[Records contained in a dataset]
——————————

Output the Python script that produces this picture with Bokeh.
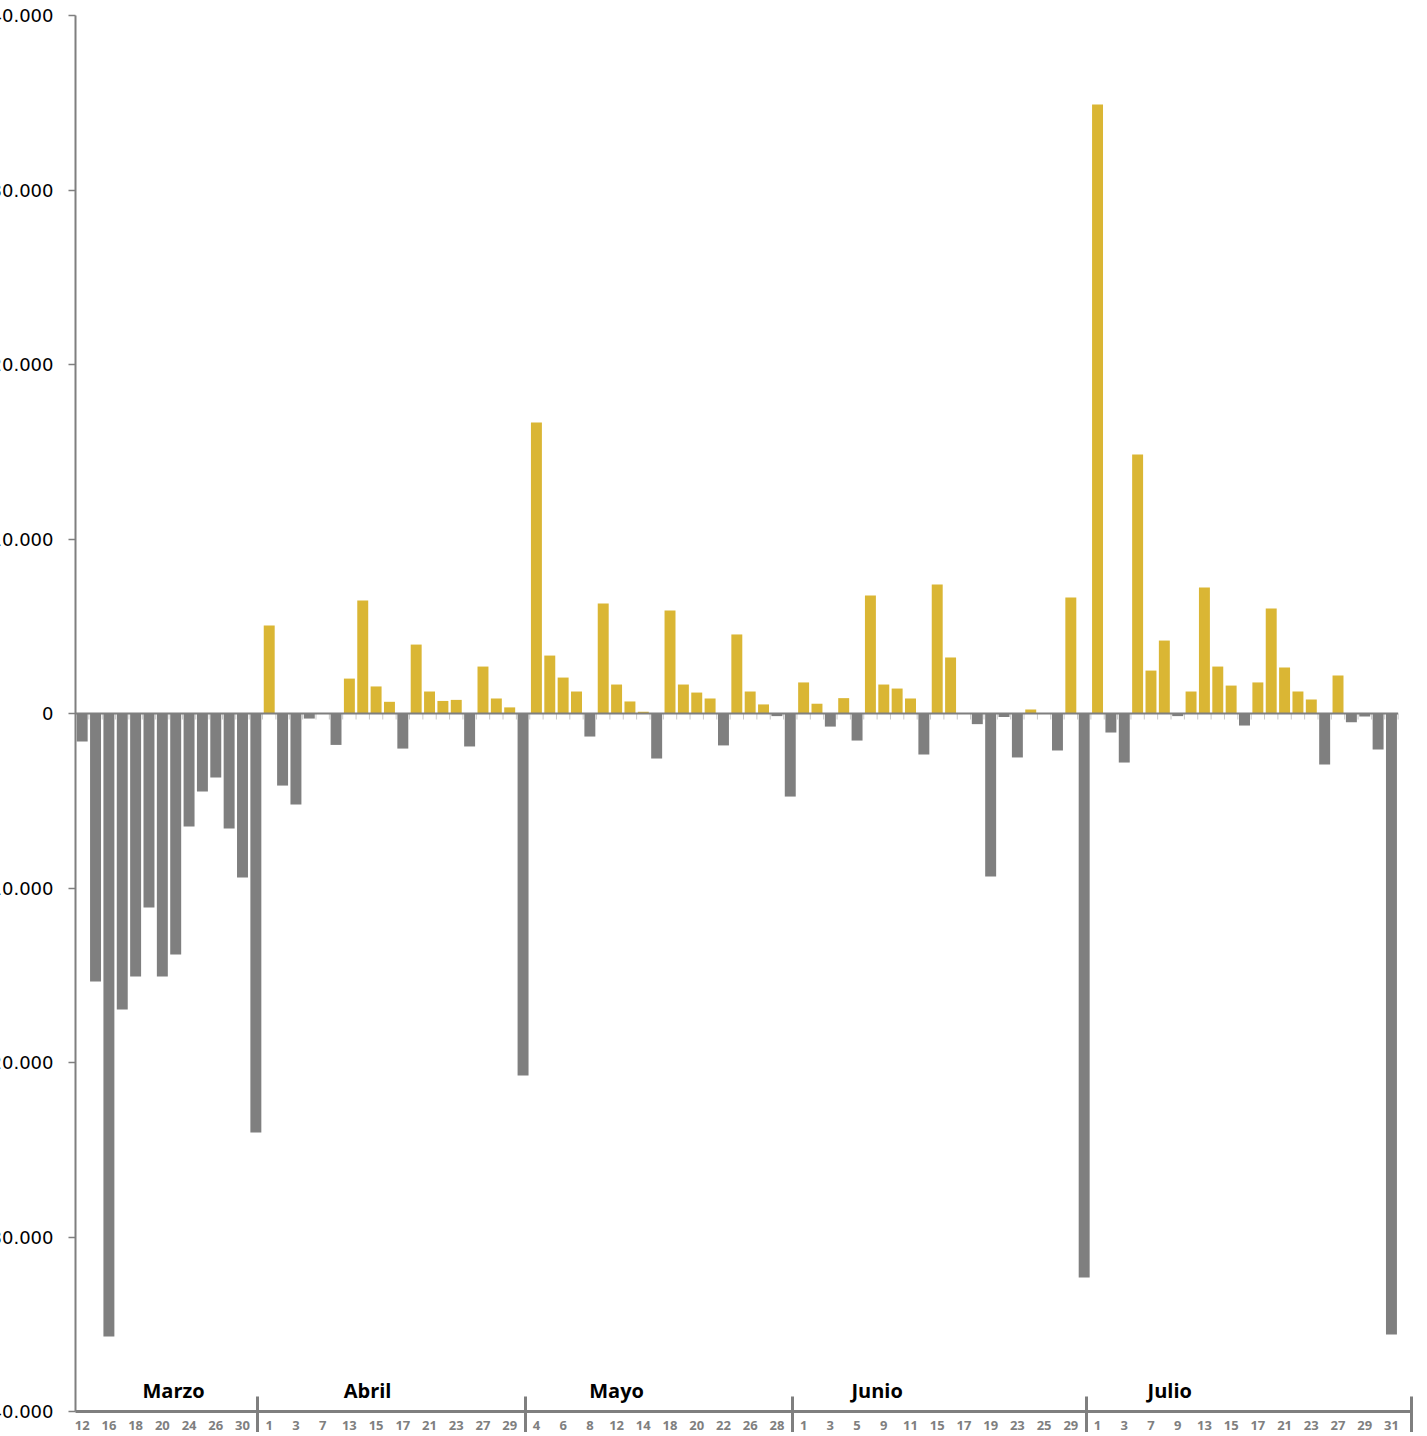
from bokeh.plotting import figure
from bokeh.models import Range1d, FixedTicker, ColumnDataSource
from bokeh.core.properties import value
from bokeh.embed import file_html
from bokeh.resources import INLINE

# ---------------- data ----------------
months = ["Marzo", "Abril", "Mayo", "Junio", "Julio"]

days_marzo = [12, 13, 16, 17, 18, 19, 20, 23, 24, 25, 26, 27, 30, 31]
days_abril = [1, 2, 3, 6, 7, 8, 13, 14, 15, 16, 17, 20, 21, 22, 23, 24, 27, 28, 29, 30]
days_mayo = [4, 5, 6, 7, 8, 11, 12, 13, 14, 15, 18, 19, 20, 21, 22, 25, 26, 27, 28, 29]
days_junio = [1, 2, 3, 4, 5, 8, 9, 10, 11, 12, 15, 16, 17, 18, 19, 22, 23, 24, 25, 26, 29, 30]
days_julio = [1, 2, 3, 6, 7, 8, 9, 10, 13, 14, 15, 16, 17, 20, 21, 22, 23, 24, 27, 28, 29, 30, 31]

values_marzo = [-1600, -15360, -35700, -16960, -15070, -11120, -15070, -13810, -6480,
                -4470, -3670, -6590, -9400, -24010]
values_abril = [5040, -4130, -5220, -290, 0, -1800, 2000, 6480, 1550, 670, -2010, 3950,
                1260, 720, 780, -1890, 2690, 860, 350, -20750]
values_mayo = [16680, 3320, 2060, 1260, -1320, 6300, 1660, 690, 100, -2580, 5900, 1660,
               1200, 860, -1830, 4530, 1260, 520, -150, -4760]
values_junio = [1780, 560, -750, 880, -1550, 6760, 1660, 1430, 860, -2350, 7390, 3210, 0,
                -610, -9340, -200, -2520, 230, 0, -2120, 6650, -32320]
values_julio = [34900, -1090, -2810, 14840, 2460, 4180, -150, 1260, 7220, 2690, 1600, -690,
                1780, 6020, 2640, 1260, 800, -2920, 2180, -500, -170, -2060, -35590]

y_ticks = [-40000, -30000, -20000, -10000, 0, 10000, 20000, 30000, 40000]
y_tick_labels = ["-40.000", "-30.000", "-20.000", "-10.000", "0",
                 "10.000", "20.000", "30.000", "40.000"]

# ---------------- styling / layout ----------------
YELLOW = "#DAB634"
GRAY = "#7F7F7F"
FRAME_W, FRAME_H = 1336, 1396
BORDER_L = 100          # wide enough for the tick labels
FRAME_LEFT_ON_PAGE = 75  # the labels overflow the page edge, as in the reference
month_label_offsets = [6.84, 7.36, 6.0, 5.5, 5.4]   # label anchor relative to month start
SEP_SHIFT = -0.35

month_days = [days_marzo, days_abril, days_mayo, days_junio, days_julio]
month_vals = [values_marzo, values_abril, values_mayo, values_junio, values_julio]
days = [d for m in month_days for d in m]
values = [v for m in month_vals for v in m]
n = len(days)
xs = list(range(n))
colors = [YELLOW if v > 0 else GRAY for v in values]

x_start, x_end = -0.5, n + 0.5
y_start, y_end = y_ticks[0], y_ticks[-1]
upp = (y_end - y_start) / FRAME_H          # data units per pixel

p = figure(frame_width=FRAME_W, frame_height=FRAME_H,
           x_range=Range1d(x_start, x_end), y_range=Range1d(y_start, y_end),
           output_backend="svg", toolbar_location=None,
           min_border_left=BORDER_L, min_border_top=15, min_border_right=8, min_border_bottom=0,
           styles={"margin-left": f"{FRAME_LEFT_ON_PAGE - BORDER_L}px"})
p.grid.visible = False
p.outline_line_color = None
p.background_fill_color = "white"

src = ColumnDataSource(dict(x=xs, top=values, color=colors))
p.vbar(x="x", top="top", bottom=0, width=0.82, fill_color="color", line_color=None, source=src)

# zero axis line with small ticks at category boundaries
bx = [k - 0.5 for k in range(1, n + 1)]
p.segment(x0=bx, x1=bx, y0=[0] * len(bx), y1=[-6 * upp] * len(bx), line_color="#C8C8C8", line_width=1)
p.segment(x0=[x_start], x1=[n - 0.5], y0=[0], y1=[0], line_color=GRAY, line_width=2)

# y axis
p.yaxis.ticker = FixedTicker(ticks=y_ticks)
p.yaxis.major_label_overrides = dict(zip(y_ticks, y_tick_labels))
p.yaxis.major_label_text_font = "DejaVu Sans"
p.yaxis.major_label_text_font_size = "18px"
p.yaxis.major_label_text_color = "#000000"
p.yaxis.major_label_standoff = 15
p.yaxis.axis_line_color = GRAY
p.yaxis.axis_line_width = 2
p.yaxis.major_tick_line_color = GRAY
p.yaxis.major_tick_line_width = 1.5
p.yaxis.major_tick_out = 7
p.yaxis.major_tick_in = 0
p.yaxis.minor_tick_line_color = None

# x axis: day labels every second category, month separators as minor ticks
counts = [len(m) for m in month_days]
starts = [sum(counts[:i]) for i in range(len(counts))]
seps = [starts[i] + counts[i] - 0.5 + SEP_SHIFT for i in range(len(counts) - 1)] + [x_end]
label_idx = list(range(0, n, 2))
p.xaxis.ticker = FixedTicker(ticks=label_idx, minor_ticks=seps)
p.xaxis.major_label_overrides = {i: str(days[i]) for i in label_idx}
p.xaxis.major_tick_line_color = None
p.xaxis.major_tick_in = 0
p.xaxis.major_tick_out = 0
p.xaxis.minor_tick_line_color = GRAY
p.xaxis.minor_tick_line_width = 3
p.xaxis.minor_tick_in = 15
p.xaxis.minor_tick_out = 26
p.xaxis.axis_line_color = GRAY
p.xaxis.axis_line_width = 3
p.xaxis.major_label_text_font = "Open Sans"
p.xaxis.major_label_text_font_style = "bold"
p.xaxis.major_label_text_font_size = "13px"
p.xaxis.major_label_text_color = GRAY
p.xaxis.major_label_standoff = -17

# month labels
mx = [starts[i] + month_label_offsets[i] for i in range(len(months))]
p.text(x=mx, y=[y_start + 21 * upp] * len(months), text=months,
       text_font=value("Open Sans"), text_font_style="bold", text_font_size="20px",
       text_align="center", text_baseline="middle", text_color="#000000")

open("out.html", "w").write(file_html(p, INLINE))
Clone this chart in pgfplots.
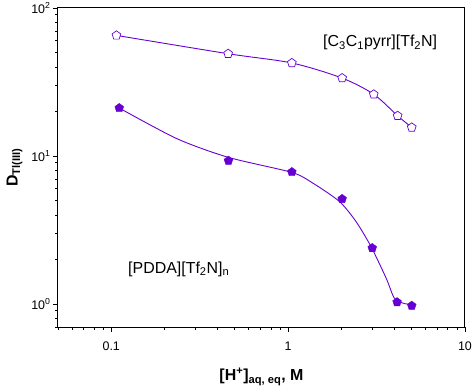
\documentclass[border=0pt]{standalone}
\usepackage{fontspec}
\setmainfont{Liberation Sans}
\usepackage{pgfplots}
\pgfplotsset{compat=1.18}
\definecolor{pur}{RGB}{102,0,210}
\begin{document}
\begin{tikzpicture}
\begin{axis}[
  scale only axis, width=407bp, height=319bp,
  xmode=log, ymode=log,
  xmin=0.05, xmax=10, ymin=0.7, ymax=100,
  xtick={0.1,1,10}, xticklabels={0.1,1,10},
  ytick={1,10,100}, yticklabels={{10\textsuperscript{0}},{10\textsuperscript{1}},{10\textsuperscript{2}}},
  minor xtick={0.05,0.06,0.07,0.08,0.09,0.2,0.3,0.4,0.5,0.6,0.7,0.8,0.9,2,3,4,5,6,7,8,9},
  minor ytick={0.7,0.8,0.9,2,3,4,5,6,7,8,9,20,30,40,50,60,70,80,90},
  tick align=outside, xtick pos=bottom, ytick pos=left,
  major tick length=5bp, minor tick length=3bp,
  every tick/.style={black, line width=0.8pt},
  axis line style={line width=1pt},
  tick label style={font=\fontsize{12.5}{14}\selectfont},
  xticklabel style={yshift=-6bp},
  yticklabel style={xshift=1bp},
  xlabel={\bfseries [H\textsuperscript{+}]\textsubscript{aq, eq}, M},
  ylabel={\bfseries D\textsubscript{Tl(III)}},
  label style={font=\fontsize{16}{18}\selectfont},
  xlabel style={yshift=-11bp},
  ylabel style={yshift=2bp},
]
% upper: [C3C1pyrr][Tf2N]
\addplot[pur, line width=0.9pt, smooth, tension=0.5, mark=pentagon*, mark size=4.6bp,
  mark options={fill=white, draw=pur, line width=0.7pt}]
  coordinates {(0.107,65.3) (0.458,49.1) (1.05,42.5) (2.02,33.6) (3.05,26.1) (4.16,18.7) (5.0,15.6)};
% lower curve (fit)
\addplot[pur, line width=0.9pt, smooth, tension=0.45, no marks]
  coordinates {(0.111,21.1) (0.235,13.1) (0.46,9.79) (1.05,7.75) (1.377,6.57) (1.95,4.93) (2.42,3.61) (2.94,2.45) (3.58,1.50) (3.98,1.10) (4.44,1.016) (5.0,0.99)};
% lower points: [PDDA][Tf2N]n
\addplot[only marks, mark=pentagon*, mark size=4.6bp, mark options={fill=pur, draw=pur}]
  coordinates {(0.111,21.1) (0.46,9.3) (1.05,7.8) (2.02,5.13) (2.99,2.39) (4.13,1.03) (5.0,0.975)};
\node[anchor=base west, font=\fontsize{16}{18}\selectfont, inner sep=0pt] at (rel axis cs:0.651,0.879)
  {[C\textsubscript{3}C\textsubscript{1}pyrr][Tf\textsubscript{2}N]};
\node[anchor=base west, font=\fontsize{16}{18}\selectfont, inner sep=0pt] at (rel axis cs:0.172,0.169)
  {[PDDA][Tf\textsubscript{2}N]\textsubscript{n}};
\end{axis}
\pgfresetboundingbox
\path[use as bounding box] (-58bp,-61bp) rectangle (416bp,327bp);
\end{tikzpicture}
\end{document}
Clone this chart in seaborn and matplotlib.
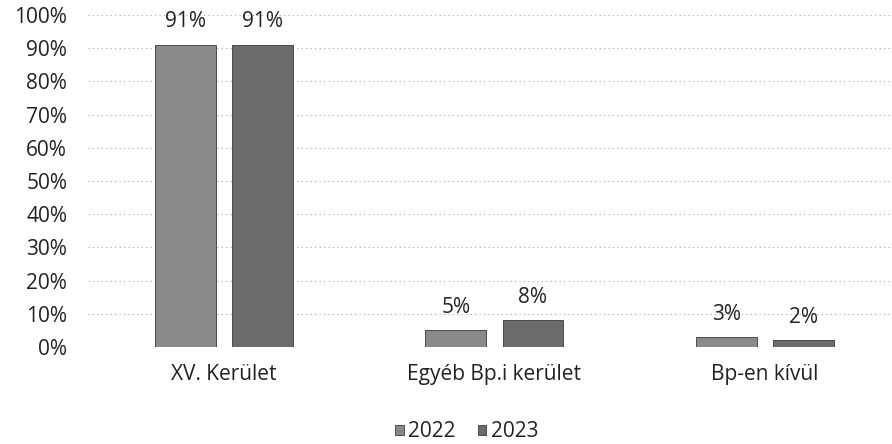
import matplotlib
matplotlib.use("Agg")
import matplotlib.pyplot as plt
import seaborn as sns
import pandas as pd

# data
categories = ["XV. Kerület", "Egyéb Bp.i kerület", "Bp-en kívül"]
years = ["2022", "2023"]
values_2022 = [91, 5, 3]
values_2023 = [91, 8, 2]

df = pd.DataFrame({
    "cat": categories * 2,
    "year": [years[0]] * 3 + [years[1]] * 3,
    "val": values_2022 + values_2023,
})

sns.set_style("white")
plt.rcParams["font.family"] = ["Open Sans", "DejaVu Sans"]
fs = 15

fig = plt.figure(figsize=(8.92, 4.44), dpi=100)
ax = fig.add_axes([88 / 892, 1 - 347 / 444, 804 / 892, 332 / 444])

sns.barplot(data=df, x="cat", y="val", hue="year", order=categories,
            palette=["#8a8a8a", "#6c6c6c"], width=0.57, gap=0.21,
            edgecolor="#3a3a3a", linewidth=0.6, ax=ax, legend=True)

for c in ax.containers:
    ax.bar_label(c, labels=[f"{v:.0f}%" for v in c.datavalues], padding=9,
                 fontsize=fs, color="#222222")

ax.set_ylim(0, 100)
ax.set_xlim(-0.503, 2.47)
ax.set_yticks(range(0, 101, 10))
ax.set_yticklabels([f"{t}%" for t in range(0, 101, 10)])
ax.tick_params(axis="y", length=0, pad=15, labelsize=fs, labelcolor="#222222")
ax.tick_params(axis="x", length=0, pad=12, labelsize=fs, labelcolor="#222222")
ax.yaxis.grid(True, linestyle=(0, (1, 3)), color="#a8a8a8", linewidth=0.8)
ax.set_axisbelow(True)
ax.set_xlabel("")
ax.set_ylabel("")
sns.despine(ax=ax, left=True, bottom=True)

ax.legend(loc="center", bbox_to_anchor=(0.471, -0.256), ncol=2, frameon=False,
          fontsize=fs, handlelength=0.4, handleheight=0.4, handletextpad=0.2,
          columnspacing=1.1, labelcolor="#222222")

fig.savefig("out.png", dpi=100)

——————————

Exercise
Look above for the line containing "Clone this chart in seaborn and matplotlib.", then write out every line from there down to the line containing "sns.despine(ax=ax, left=True, bottom=True)", that line included, with no pictures.

Output of the task
Clone this chart in seaborn and matplotlib.
import matplotlib
matplotlib.use("Agg")
import matplotlib.pyplot as plt
import seaborn as sns
import pandas as pd

# data
categories = ["XV. Kerület", "Egyéb Bp.i kerület", "Bp-en kívül"]
years = ["2022", "2023"]
values_2022 = [91, 5, 3]
values_2023 = [91, 8, 2]

df = pd.DataFrame({
    "cat": categories * 2,
    "year": [years[0]] * 3 + [years[1]] * 3,
    "val": values_2022 + values_2023,
})

sns.set_style("white")
plt.rcParams["font.family"] = ["Open Sans", "DejaVu Sans"]
fs = 15

fig = plt.figure(figsize=(8.92, 4.44), dpi=100)
ax = fig.add_axes([88 / 892, 1 - 347 / 444, 804 / 892, 332 / 444])

sns.barplot(data=df, x="cat", y="val", hue="year", order=categories,
            palette=["#8a8a8a", "#6c6c6c"], width=0.57, gap=0.21,
            edgecolor="#3a3a3a", linewidth=0.6, ax=ax, legend=True)

for c in ax.containers:
    ax.bar_label(c, labels=[f"{v:.0f}%" for v in c.datavalues], padding=9,
                 fontsize=fs, color="#222222")

ax.set_ylim(0, 100)
ax.set_xlim(-0.503, 2.47)
ax.set_yticks(range(0, 101, 10))
ax.set_yticklabels([f"{t}%" for t in range(0, 101, 10)])
ax.tick_params(axis="y", length=0, pad=15, labelsize=fs, labelcolor="#222222")
ax.tick_params(axis="x", length=0, pad=12, labelsize=fs, labelcolor="#222222")
ax.yaxis.grid(True, linestyle=(0, (1, 3)), color="#a8a8a8", linewidth=0.8)
ax.set_axisbelow(True)
ax.set_xlabel("")
ax.set_ylabel("")
sns.despine(ax=ax, left=True, bottom=True)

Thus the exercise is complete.